Ruminations

Blog dedicated primarily to randomly selected news items; comments reflecting personal perceptions

Sunday, April 08, 2018

The Curious Mind

"[I felt as though walls were] crawling with geometric hallucinations."
"What arrests my attention is the fact that this space is inhabited. You break into this space and are immediately swarmed by squeaking, self-transforming elf-machines ... made of light and grammar and sound that come chirping and squealing and tumbling toward you."
Terence McKenna, psychedelic aficionado

"There were little cartoon cats going  round, and ice cream cones. [And then] it felt like I was with deceased, amazing and really important people."
"I was surrounded by people who were influential, but cared about me and wanted me to be there and be safe."
"It was an oddly emotional feeling.

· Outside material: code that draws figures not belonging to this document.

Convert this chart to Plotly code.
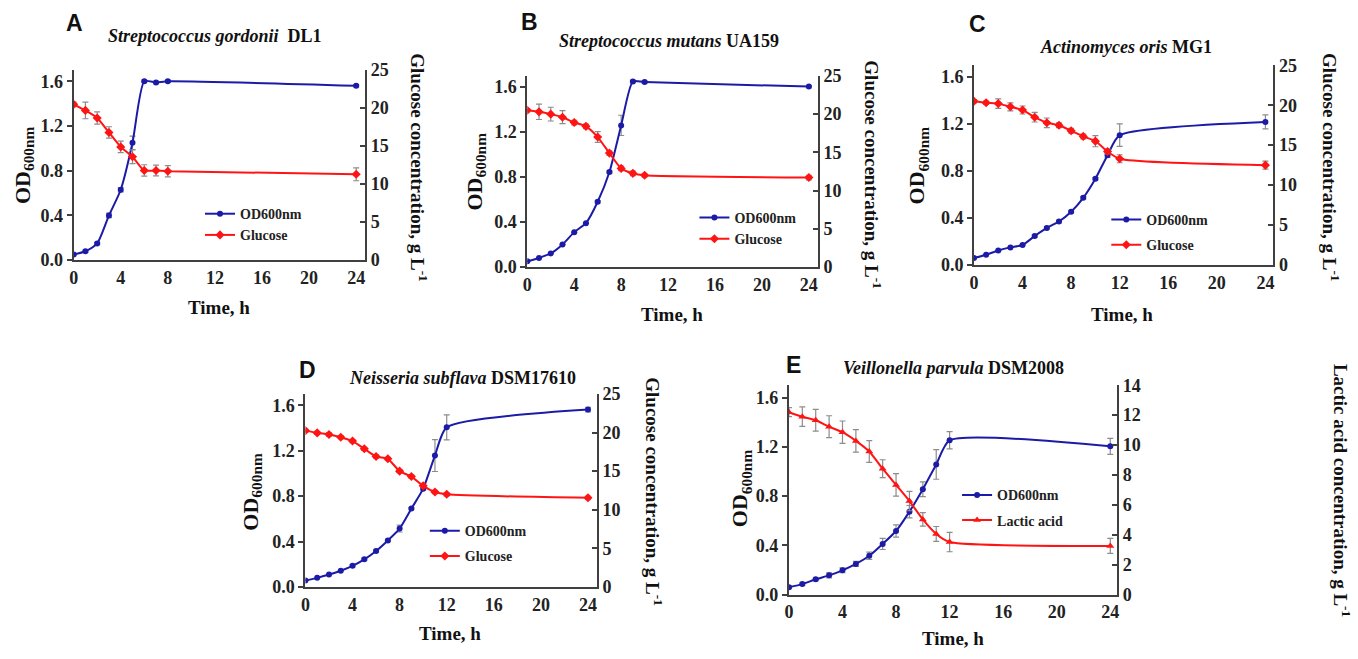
"""Growth curves of five oral bacteria: OD600 and substrate concentration over time."""

import plotly.graph_objects as go

W, H = 1358, 659

# ---- data ----
t_a = [0, 1, 2, 3, 4, 5, 6, 7, 8, 24]
od_a = [0.05, 0.08, 0.15, 0.40, 0.63, 1.05, 1.60, 1.59, 1.60, 1.56]
od_a_err = [0.01, 0.01, 0.01, 0.02, 0.02, 0.06, 0.01, 0.01, 0.01, 0.01]
glc_a = [20.5, 19.7, 18.7, 16.8, 14.9, 13.6, 11.8, 11.8, 11.7, 11.3]
glc_a_err = [0.3, 1.1, 0.8, 0.75, 0.75, 0.9, 0.75, 0.7, 0.75, 0.85]

t_b = [0, 1, 2, 3, 4, 5, 6, 7, 8, 9, 10, 24]
od_b = [0.05, 0.08, 0.12, 0.20, 0.31, 0.39, 0.58, 0.845, 1.26, 1.65, 1.645, 1.605]
od_b_err = [0, 0, 0, 0, 0, 0, 0.01, 0.01, 0.09, 0.01, 0.01, 0.01]
glc_b = [20.5, 20.3, 20.0, 19.6, 18.9, 18.4, 17.0, 14.9, 12.9, 12.25, 12.0, 11.7]
glc_b_err = [0.2, 1.0, 0.9, 0.85, 0.3, 0.3, 0.7, 0.3, 0.3, 0.3, 0.2, 0.3]

t_c = [0, 1, 2, 3, 4, 5, 6, 7, 8, 9, 10, 11, 12, 24]
od_c = [0.06, 0.088, 0.124, 0.15, 0.17, 0.247, 0.316, 0.37, 0.454, 0.572, 0.734, 0.935, 1.105, 1.218]
od_c_err = [0, 0, 0, 0, 0, 0.01, 0.01, 0.01, 0.01, 0.01, 0.01, 0.02, 0.096, 0.06]
glc_c = [20.5, 20.3, 20.2, 19.8, 19.4, 18.5, 17.8, 17.5, 16.8, 16.1, 15.5, 14.2, 13.3, 12.5]
glc_c_err = [0.2, 0.2, 0.6, 0.5, 0.5, 0.6, 0.6, 0.3, 0.3, 0.3, 0.7, 0.3, 0.5, 0.5]

t_d = [0, 1, 2, 3, 4, 5, 6, 7, 8, 9, 10, 11, 12, 24]
od_d = [0.057, 0.08, 0.109, 0.143, 0.186, 0.243, 0.317, 0.41, 0.514, 0.69, 0.866, 1.157, 1.406, 1.563]
od_d_err = [0, 0, 0, 0, 0.01, 0.01, 0.01, 0.01, 0.03, 0.01, 0.01, 0.14, 0.11, 0.02]
glc_d = [20.25, 19.96, 19.75, 19.4, 18.9, 17.9, 16.9, 16.6, 15.0, 14.3, 13.1, 12.3, 12.0, 11.55]
glc_d_err = [0.2, 0.2, 0.2, 0.2, 0.2, 0.2, 0.2, 0.2, 0.2, 0.2, 0.2, 0.2, 0.2, 0.2]

t_e = [0, 1, 2, 3, 4, 5, 6, 7, 8, 9, 10, 11, 12, 24]
od_e = [0.06, 0.086, 0.125, 0.157, 0.198, 0.25, 0.316, 0.412, 0.517, 0.674, 0.856, 1.057, 1.253, 1.204]
od_e_err = [0.01, 0.01, 0.01, 0.02, 0.02, 0.02, 0.03, 0.045, 0.05, 0.05, 0.06, 0.12, 0.07, 0.065]
lac_e = [12.2, 11.9, 11.66, 11.23, 10.86, 10.28, 9.57, 8.42, 7.34, 6.26, 5.03, 4.06, 3.52, 3.26]
lac_e_err = [0.3, 0.65, 0.73, 0.73, 0.75, 0.75, 0.73, 0.6, 0.75, 0.65, 0.45, 0.5, 0.65, 0.5]

x_ticks = [0, 4, 8, 12, 16, 20, 24]
od_ticks = [0.0, 0.4, 0.8, 1.2, 1.6]

BLUE = "#1b1ba8"
RED = "#ff1414"
AXIS = "#404040"
ERR = "#8c8c8c"
SERIF = "Liberation Serif"
SANS = "Liberation Sans"


def px(x):
    return x / W


def py(y):
    return 1 - y / H


# panel layout in pixels: plot box (left, right, top, bottom), x range end,
# legend top-left, gap between legend rows, letter/title/axis-title positions
panels = [
    dict(letter="A", species="Streptococcus gordonii", strain="&nbsp;DL1",
         t=t_a, od=od_a, od_err=od_a_err, sub=glc_a, sub_err=glc_a_err,
         sub_name="Glucose", sub_title="Glucose concentration, g L<sup>-1</sup>",
         sub_max=25, sub_dtick=5, sub_symbol="diamond",
         box=(69, 362, 62, 258), xmax=24.76,
         legend=(196, 194), gap=0,
         letter_pos=(70, 13), title_pos=(211, 27),
         od_title=(19, 160), sub_title_pos=(416, 163), time_title=(215, 307)),
    dict(letter="B", species="Streptococcus mutans", strain="UA159",
         t=t_b, od=od_b, od_err=od_b_err, sub=glc_b, sub_err=glc_b_err,
         sub_name="Glucose", sub_title="Glucose concentration, g L<sup>-1</sup>",
         sub_max=25, sub_dtick=5, sub_symbol="diamond",
         box=(525, 817, 68, 265), xmax=24.76,
         legend=(693, 198), gap=0,
         letter_pos=(527, 12), title_pos=(667, 32),
         od_title=(473, 167), sub_title_pos=(873, 170), time_title=(670, 314)),
    dict(letter="C", species="Actinomyces oris", strain="MG1",
         t=t_c, od=od_c, od_err=od_c_err, sub=glc_c, sub_err=glc_c_err,
         sub_name="Glucose", sub_title="Glucose concentration, g L<sup>-1</sup>",
         sub_max=25, sub_dtick=5, sub_symbol="diamond",
         box=(974, 1275, 57, 263), xmax=24.66,
         legend=(1107, 200), gap=4,
         letter_pos=(978, 14), title_pos=(1127, 38),
         od_title=(918, 160), sub_title_pos=(1333, 162), time_title=(1123, 314)),
    dict(letter="D", species="Neisseria subflava", strain="DSM17610",
         t=t_d, od=od_d, od_err=od_d_err, sub=glc_d, sub_err=glc_d_err,
         sub_name="Glucose", sub_title="Glucose concentration, g L<sup>-1</sup>",
         sub_max=25, sub_dtick=5, sub_symbol="diamond",
         box=(302, 595, 396, 595), xmax=24.76,
         legend=(422, 521), gap=4,
         letter_pos=(304, 371), title_pos=(460, 380),
         od_title=(248, 497), sub_title_pos=(652, 497), time_title=(447, 643)),
    dict(letter="E", species="Veillonella parvula", strain="DSM2008",
         t=t_e, od=od_e, od_err=od_e_err, sub=lac_e, sub_err=lac_e_err,
         sub_name="Lactic acid", sub_title="Lactic acid concentration, g L<sup>-1</sup>",
         sub_max=14, sub_dtick=2, sub_symbol="triangle-up",
         box=(788, 1118, 387, 603), xmax=24.52,
         legend=(957, 484), gap=4,
         letter_pos=(793, 366), title_pos=(953, 369),
         od_title=(740, 493), sub_title_pos=(1344, 495), time_title=(953, 648)),
]


def build_figure():
    fig = go.Figure()
    layout = {}
    annotations = []

    for i, p in enumerate(panels):
        n = i + 1
        xname = "x" if n == 1 else f"x{n}"
        yl = "y" if n == 1 else f"y{2 * n - 1}"
        yr = f"y{2 * n}"
        lname = "legend" if n == 1 else f"legend{n}"
        left, right, top, bottom = p["box"]

        fig.add_trace(go.Scatter(
            x=p["t"], y=p["od"], name="<b>OD600nm</b>", mode="lines+markers",
            xaxis=xname, yaxis=yl, legend=lname, legendgroup=f"od{n}",
            line={"color": BLUE, "width": 2, "shape": "spline", "smoothing": 0.6},
            marker={"color": BLUE, "size": 6, "symbol": "circle"},
            error_y={"type": "data", "array": p["od_err"], "color": ERR,
                     "thickness": 1.2, "width": 3},
        ))
        fig.add_trace(go.Scatter(
            x=p["t"], y=p["sub"], name=f"<b>{p['sub_name']}</b>", mode="lines+markers",
            xaxis=xname, yaxis=yr, legend=lname, legendgroup=f"sub{n}",
            line={"color": RED, "width": 2, "shape": "spline", "smoothing": 0.6},
            marker={"color": RED, "size": 7, "symbol": p["sub_symbol"]},
            error_y={"type": "data", "array": p["sub_err"], "color": ERR,
                     "thickness": 1.2, "width": 3},
        ))

        tickfont = {"family": SERIF, "size": 18, "color": "#222", "weight": "bold"}
        xkey = "xaxis" if n == 1 else f"xaxis{n}"
        layout[xkey] = dict(
            domain=[px(left), px(right)], range=[0, p["xmax"]],
            anchor=yl, tickvals=x_ticks, ticks="", showgrid=False, zeroline=False,
            showline=True, linecolor=AXIS, linewidth=2, tickfont=tickfont,
        )
        ylkey = "yaxis" if n == 1 else f"yaxis{2 * n - 1}"
        layout[ylkey] = dict(
            domain=[py(bottom), py(top)], range=[0, 1.7], anchor=xname,
            tickvals=od_ticks, tickformat=".1f", ticks="outside", ticklen=5,
            tickcolor=AXIS, tickwidth=1.5, showgrid=False, zeroline=False,
            showline=True, linecolor=AXIS, linewidth=2, tickfont=tickfont,
        )
        layout[f"yaxis{2 * n}"] = dict(
            domain=[py(bottom), py(top)], range=[0, p["sub_max"]],
            overlaying=yl, side="right", anchor=xname, dtick=p["sub_dtick"],
            ticks="inside", ticklen=5, tickcolor=AXIS, tickwidth=1.5,
            showgrid=False, zeroline=False, showline=True, linecolor=AXIS,
            linewidth=2, tickfont=tickfont,
        )
        lx, ly = p["legend"]
        layout[lname] = dict(
            x=px(lx), y=py(ly), xanchor="left", yanchor="top",
            bgcolor="rgba(0,0,0,0)", traceorder="grouped", tracegroupgap=p["gap"],
            font={"family": SERIF, "size": 14, "color": "#222"},
        )

        def note(text, pos, size, family=SERIF, angle=0):
            annotations.append(dict(
                text=f"<b>{text}</b>", x=px(pos[0]), y=py(pos[1]),
                xref="paper", yref="paper", showarrow=False, textangle=angle,
                xanchor="center", yanchor="middle",
                font={"family": family, "size": size, "color": "#111"},
            ))

        note(p["letter"], p["letter_pos"], 23, family=SANS)
        note(f"<i>{p['species']}</i> {p['strain']}", p["title_pos"], 18)
        note("OD<sub>600nm</sub>", p["od_title"], 22, angle=-90)
        note(p["sub_title"], p["sub_title_pos"], 19, angle=90)
        note("Time, h", p["time_title"], 19)

    fig.update_layout(
        width=W, height=H, margin={"l": 0, "r": 0, "t": 0, "b": 0},
        paper_bgcolor="white", plot_bgcolor="white", showlegend=True,
        annotations=annotations, **layout,
    )
    return fig


def main():
    fig = build_figure()
    # drop the browser's default body margin so the figure sits at the window corner
    fig.write_html(
        "out.html",
        config={"displayModeBar": False},
        post_script="document.body.style.margin='0';document.body.style.overflow='hidden';",
    )


if __name__ == "__main__":
    main()
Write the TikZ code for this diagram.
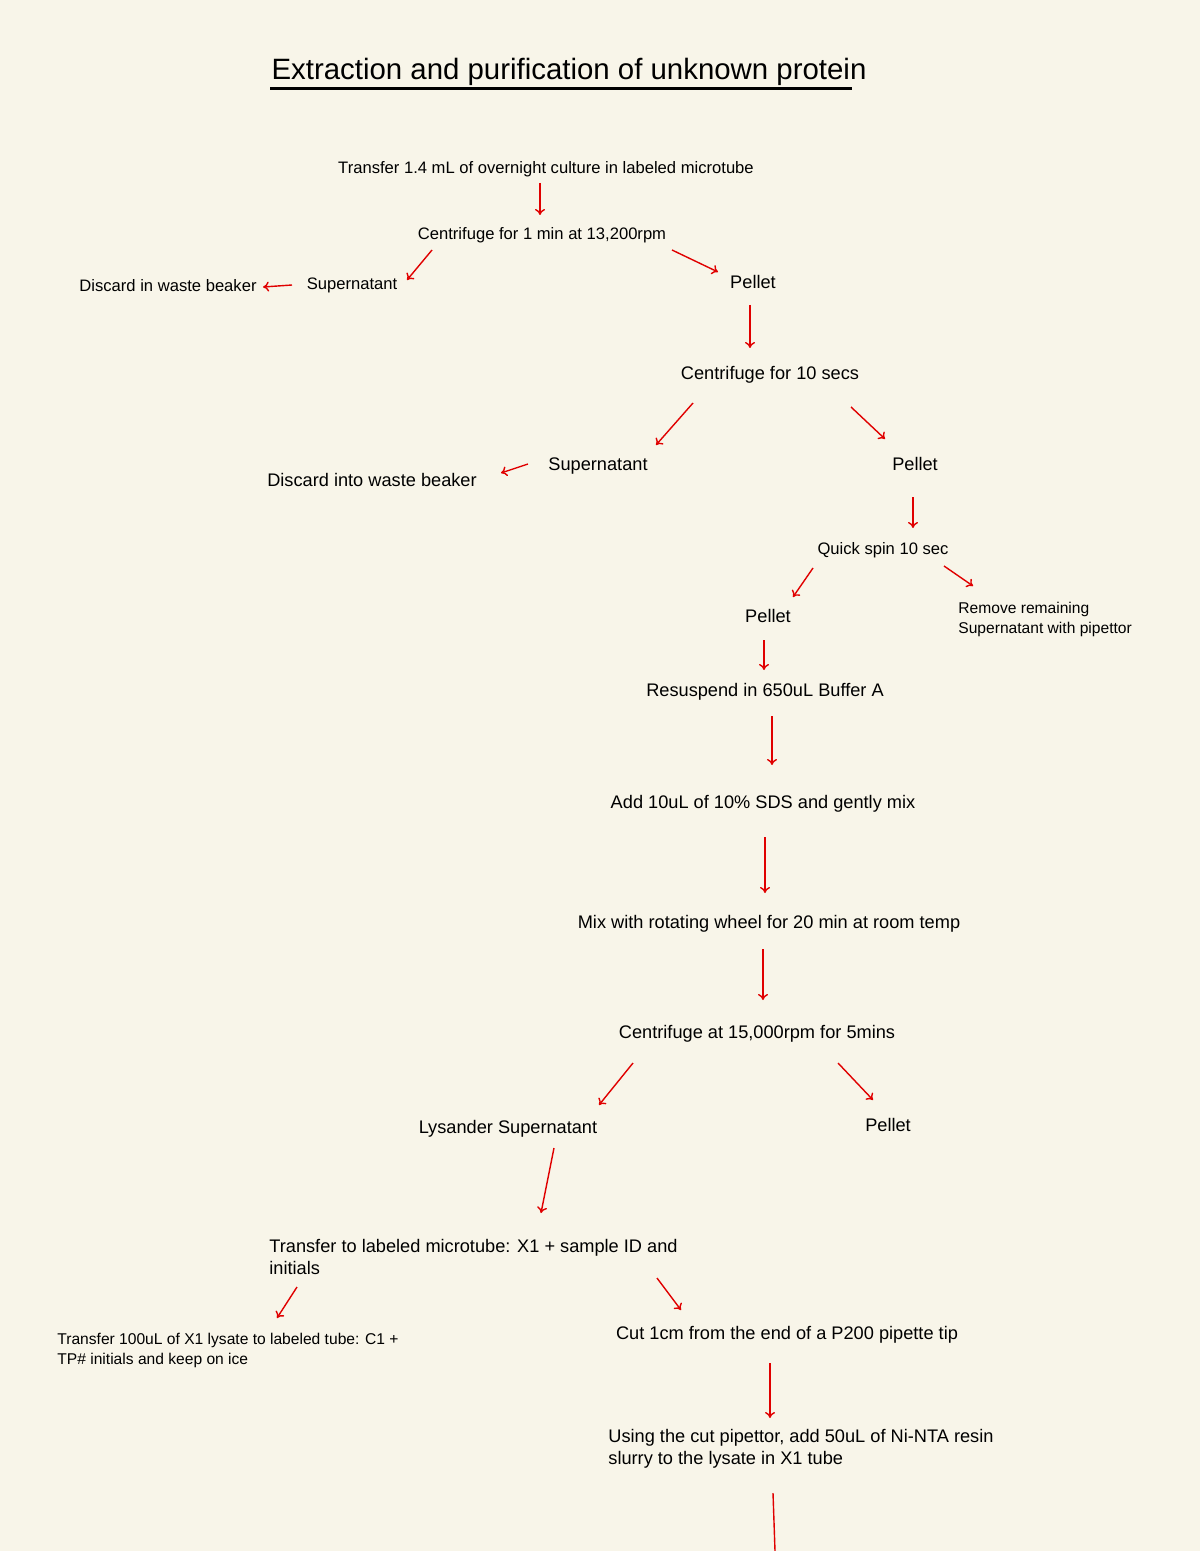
\documentclass[tikz,border=0pt]{standalone}
\usepackage{fontspec}
\setmainfont{Liberation Sans}
\usetikzlibrary{arrows.meta}
\definecolor{bg}{HTML}{F8F5E9}
\definecolor{arrred}{HTML}{E00000}
\tikzset{
  txta/.style={inner sep=0pt, font=\fontsize{8.3pt}{10.5pt}\selectfont},
  txtb/.style={inner sep=0pt, font=\fontsize{9.1pt}{10.8pt}\selectfont},
  txtc/.style={inner sep=0pt, font=\fontsize{7.8pt}{10pt}\selectfont},
  arr/.style={draw=arrred, line width=0.7pt, -{To[length=3pt,width=5pt]}},
  plain/.style={draw=arrred, line width=0.7pt}
}
\begin{document}
\begin{tikzpicture}[x=0.5pt,y=-0.5pt]
\fill[bg] (0,0) rectangle (1200,1551);
\useasboundingbox (0,0) rectangle (1200,1551);
% title
\node[inner sep=0pt, font=\fontsize{14.7pt}{17pt}\selectfont] (title) at (569,72) {Extraction and purification of unknown protein};
\draw[line width=1.5pt] (270,89) -- (852,89);
% nodes
\node[txta] (t1) at (546,169) {Transfer 1.4 mL of overnight culture in labeled microtube};
\node[txta] (c1) at (542,235) {Centrifuge for 1 min at 13,200rpm};
\node[txta] (s1) at (352,285) {Supernatant};
\node[txta] (d1) at (168,286) {Discard in waste beaker};
\node[txtb] (p1) at (753,282) {Pellet};
\node[txtb] (c2) at (770,375) {Centrifuge for 10 secs};
\node[txtb] (s2) at (598,466) {Supernatant};
\node[txtb] (d2) at (372,480) {Discard into waste beaker};
\node[txtb] (p2) at (915,464) {Pellet};
\node[txta] (q) at (883,550) {Quick spin 10 sec};
\node[txtb] (p3) at (768,616) {Pellet};
\node[txtc, align=left, anchor=west] (r) at (958,619) {Remove remaining\\Supernatant with pipettor};
\node[txtb] (rs) at (765,692) {Resuspend in 650uL Buffer A};
\node[txtb] (add) at (763,804) {Add 10uL of 10\% SDS and gently mix};
\node[txtb] (mix) at (769,924) {Mix with rotating wheel for 20 min at room temp};
\node[txtb] (c3) at (757,1034) {Centrifuge at 15,000rpm for 5mins};
\node[txtb] (lys) at (508,1129) {Lysander Supernatant};
\node[txtb] (p4) at (888,1125) {Pellet};
\node[txtb, align=left, anchor=west] (tr) at (269,1257) {Transfer to labeled microtube: X1 + sample ID and\\initials};
\node[txtc, align=left, anchor=west] (tr2) at (57,1350) {Transfer 100uL of X1 lysate to labeled tube: C1 +\\TP\# initials and keep on ice};
\node[txtb] (cut) at (787,1335) {Cut 1cm from the end of a P200 pipette tip};
\node[txtb, align=left, anchor=west] (use) at (608,1449) {Using the cut pipettor, add 50uL of Ni-NTA resin\\slurry to the lysate in X1 tube};
% arrow end coordinates
\coordinate (a1s) at (540,183); \coordinate (a1e) at (540,215);
\coordinate (a2s) at (432,250); \coordinate (a2e) at (407,280);
\coordinate (a3s) at (672,250); \coordinate (a3e) at (718,272);
\coordinate (a4s) at (292,285); \coordinate (a4e) at (263,287);
\coordinate (a5s) at (750,305); \coordinate (a5e) at (750,348);
\coordinate (a6s) at (693,403); \coordinate (a6e) at (656,445);
\coordinate (a7s) at (851,407); \coordinate (a7e) at (885,439);
\coordinate (a8s) at (528,464); \coordinate (a8e) at (501,473);
\coordinate (a9s) at (913,497); \coordinate (a9e) at (913,528);
\coordinate (a10s) at (813,568); \coordinate (a10e) at (793,597);
\coordinate (a11s) at (944,566); \coordinate (a11e) at (973,586);
\coordinate (a12s) at (764,640); \coordinate (a12e) at (764,670);
\coordinate (a13s) at (772,716); \coordinate (a13e) at (772,765);
\coordinate (a14s) at (765,837); \coordinate (a14e) at (765,893);
\coordinate (a15s) at (763,949); \coordinate (a15e) at (763,1000);
\coordinate (a16s) at (633,1063); \coordinate (a16e) at (599,1105);
\coordinate (a17s) at (838,1063); \coordinate (a17e) at (873,1100);
\coordinate (a18s) at (554,1148); \coordinate (a18e) at (541,1213);
\coordinate (a19s) at (297,1287); \coordinate (a19e) at (277,1318);
\coordinate (a20s) at (657,1278); \coordinate (a20e) at (681,1310);
\coordinate (a21s) at (770,1363); \coordinate (a21e) at (770,1418);
\coordinate (a22s) at (773,1493); \coordinate (a22e) at (775,1551);
% connectors
\foreach \i in {1,...,21} { \draw[arr] (a\i s) -- (a\i e); }
\draw[plain] (a22s) -- (a22e);
\end{tikzpicture}
\end{document}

It was very abstract."
Michelle Ross, Neuroscientist

"There was this creature that was, like, dancing around me and it looked like the thing from the Nightmare before Christmas."
"As it danced around it would shape-shift and spit out these colours."
User-report


Researchers and scientists, one and the same, have questing minds, wanting to know everything about anything. The more obscure, the more tantalizing. Not only do they want to unlock the mysteries of nature in all her glorious manifestations, but they would also like to know more about something we all have and treasure, that some of us make good use of and others fail to, but it is so indispensable that we need it to exist: our minds.

In researching our minds there are corners of experience that don't readily come to mind to most people, but evidently did to behavioural biologist Roland Griffiths of Johns Hopkins University in Baltimore, Maryland. This not a new focus for this scientist, he has previously taken the time and energy to focus on psychedelic substances capable of distorting the patterns perceived by our minds to produce "mystical-type and near-death experiences."

The university has a robust program of various studies for which they advertise and search out willing study participants. In this particular instance the study involves the type of hallucinogenic effects produced by the drug Dimethyltryptamine, better known as DMT, considered by those in the know -- in this instance another researcher, the "spirit molecule".

Volunteers are invited to complete an online survey should they have experienced "encounters with seemingly autonomous beings or entities after taking DMT". What's in it for potential study participants? Well, possibly learning how best to enhance those peculiar, other-worldly hallucinations experienced with the use of DMT. Possibly an eventual 'guided-tour' experience?

Dimethyltryptamine is a naturally occurring molecule present in many plants and animals, one that since the 1930s has been synthesized. The substance is often smoked and those using it experience close to immediate hallucinogenic effects. Terence McKenna, throughout his long fascination with this class of drugs reports that within a minute of taking his first puff, he was immediately plunged into hallucinations.

His fey description of his experiences with DMT is just what the researchers are looking for.

Psychiatry professor Richard Strassman with the University of New Mexico administered close to 400 doses of DMT to 60 volunteers in a ground-breaking psychedelics study in the early 1990s. Among those who were his test subjects many described intense interactions with non-human beings. These beings were variously described as "jokers", clowns, aliens or "helpers", as reported in the book DMT: The spirit molecule.
"Basically, we are very curious about the phenomena of entity encounters."
"What is happening? Are there similarities across experiences? Can the phenomena be quantified in a meaningful way?"
"Perhaps this foundation [could] eventually lead to studies that are able to answer the question about whether these experiences are hallucinations in the traditional sense of the word, [or] whether they are in fact 'breakthrough' experiences that lift a veil to another universe or into other parts of our own universe."